This insomnia bullshit has got to stop. I kind of feel like a god, though, because I don't NEED sleep like the rest of the mortals. Ha ha. In case you can't tell, my sanity tends to leave me as I drift into the early morning hours.
T-minus six hours until I have to be at work. Which means, t-minus six hours to mill over whether or not this actually IS the right thing for me to be doing. That whole store reaks of things that will never be; forgotten dreams and lives of failure... it's one thing for a 17-year-old to be working at Stanley's; hell, it beats McDonald's (sorry Vicki, Mel, and Bryan), but it's quite another for a 42-year-old mother of four to be working there... I, for one, know a dead end when I see one.
I'm bitter and I'm bitchy and I'm quite a bit insane this morning.

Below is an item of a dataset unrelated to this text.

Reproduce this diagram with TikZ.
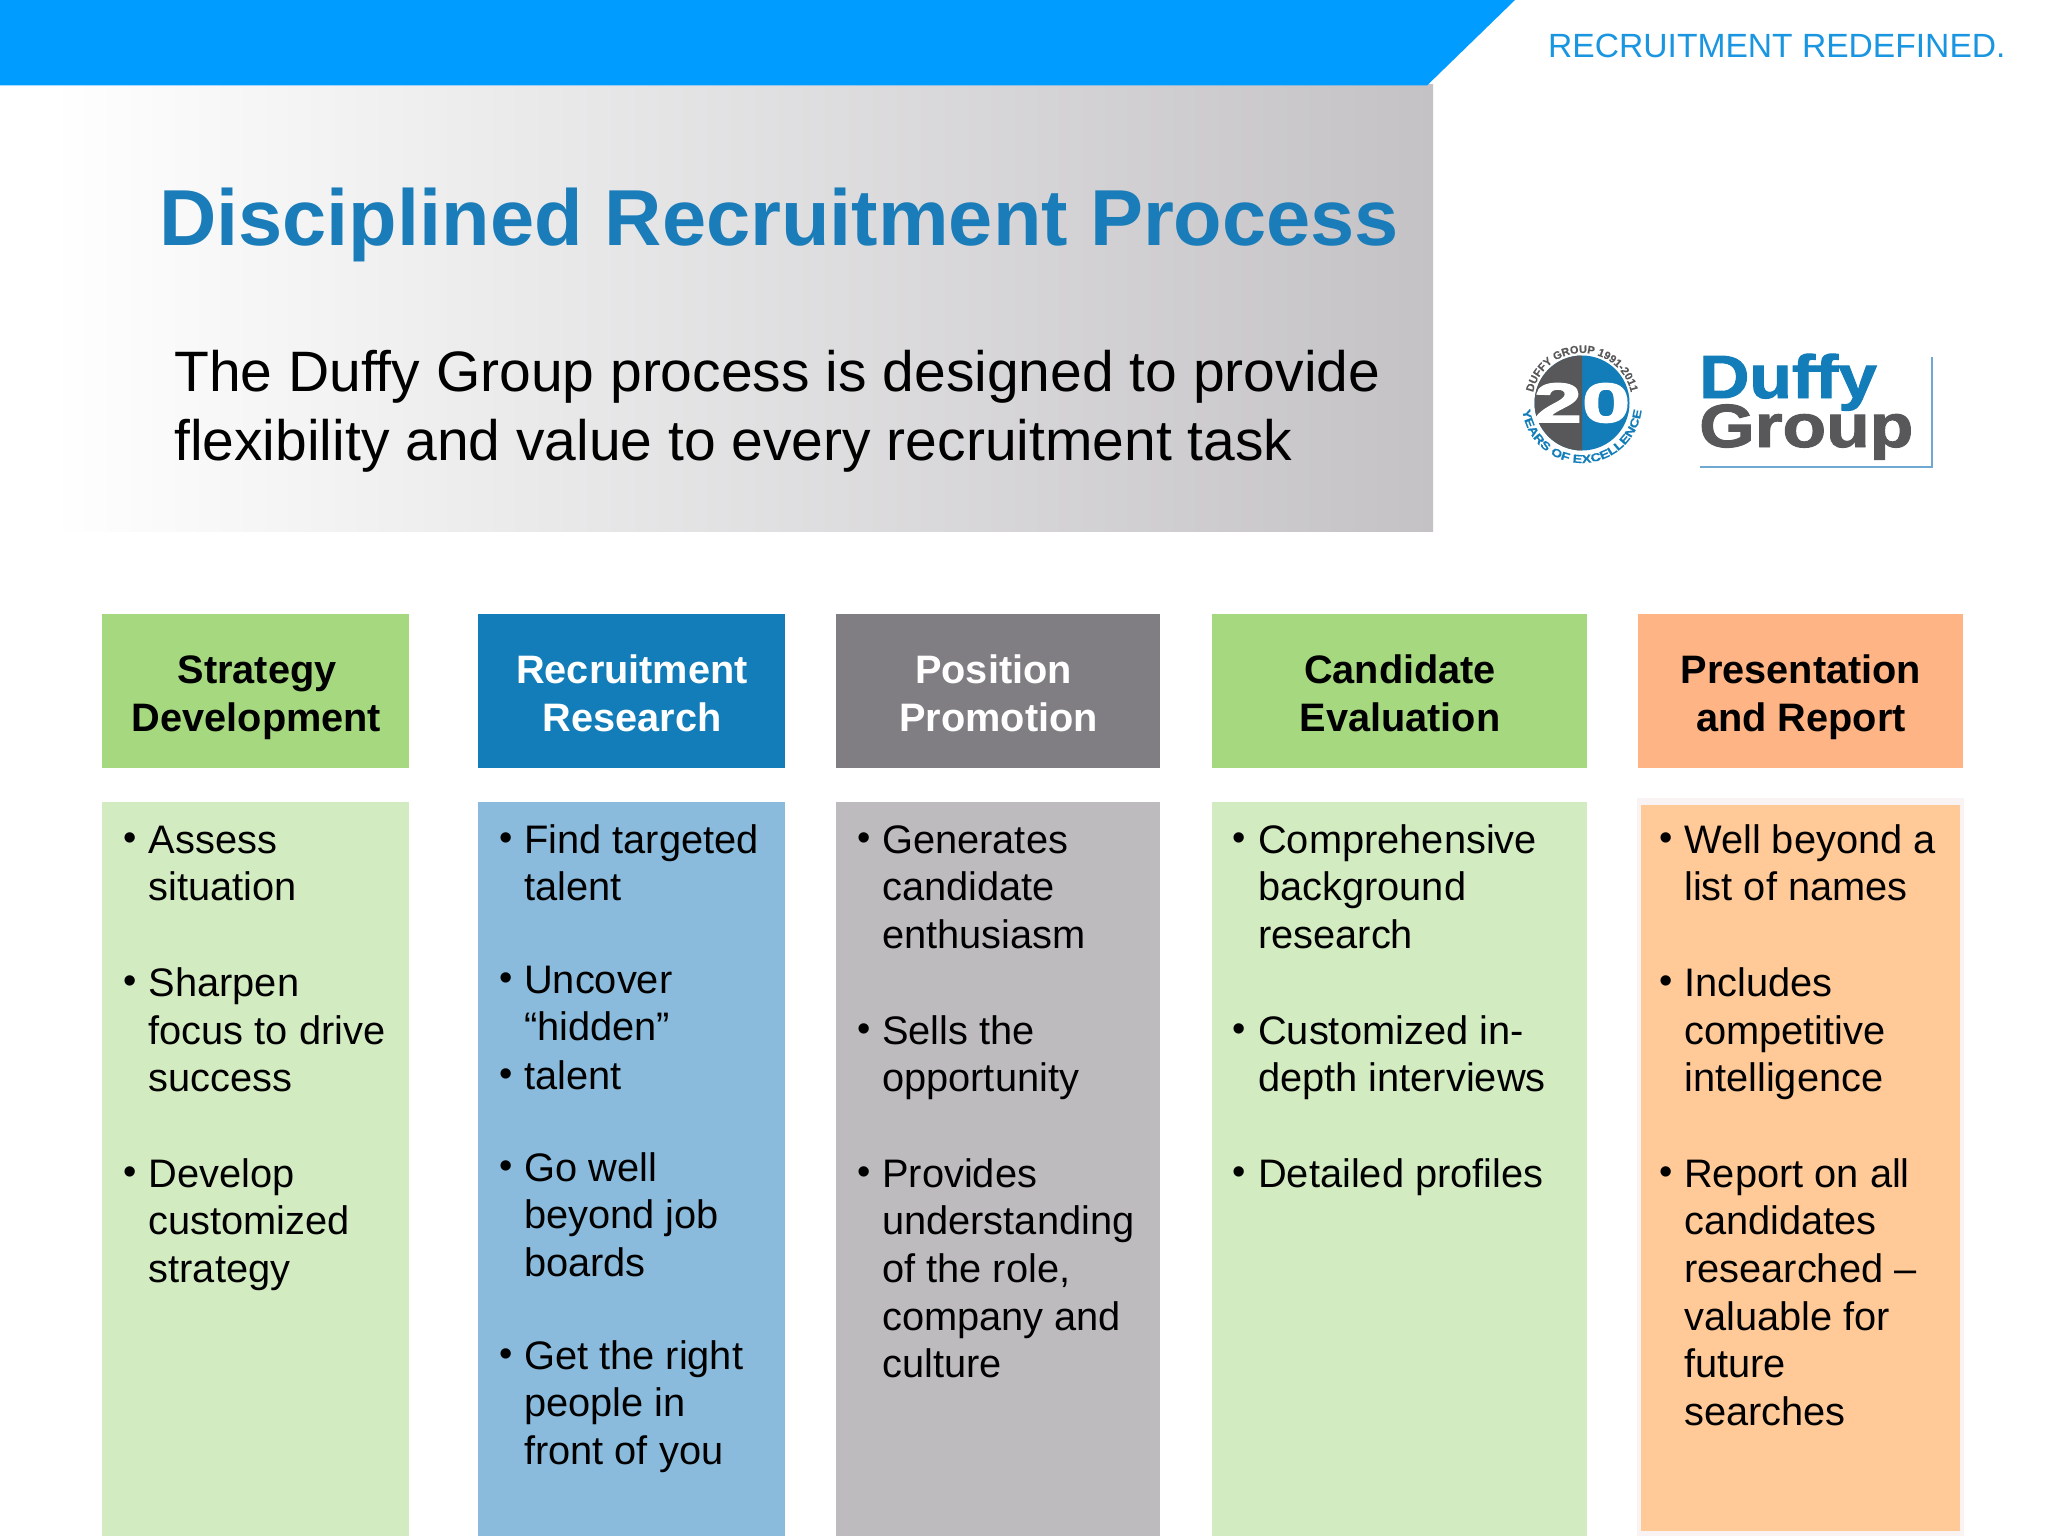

My new favorite song is "Overwhelmed" by Everclear. I just keep playing it over and over, a lot like I used to do with "Jumper" by 3EB when I waa 14. I guess I relate to it. Actually, anyone in the world could see that, especially if they've spoken to me in the past five months. I never let up... but then again, I HAVE been known to hold a grudge. Okay, I'm gripping on to this one, refusing to let it go, but I figure that it's my right, after all the shit I got put through. He did fuck me over, after all...
"You say you'll love me forever, then you spit on me." Art Alexakis. (a reoccuring theme in this diary.)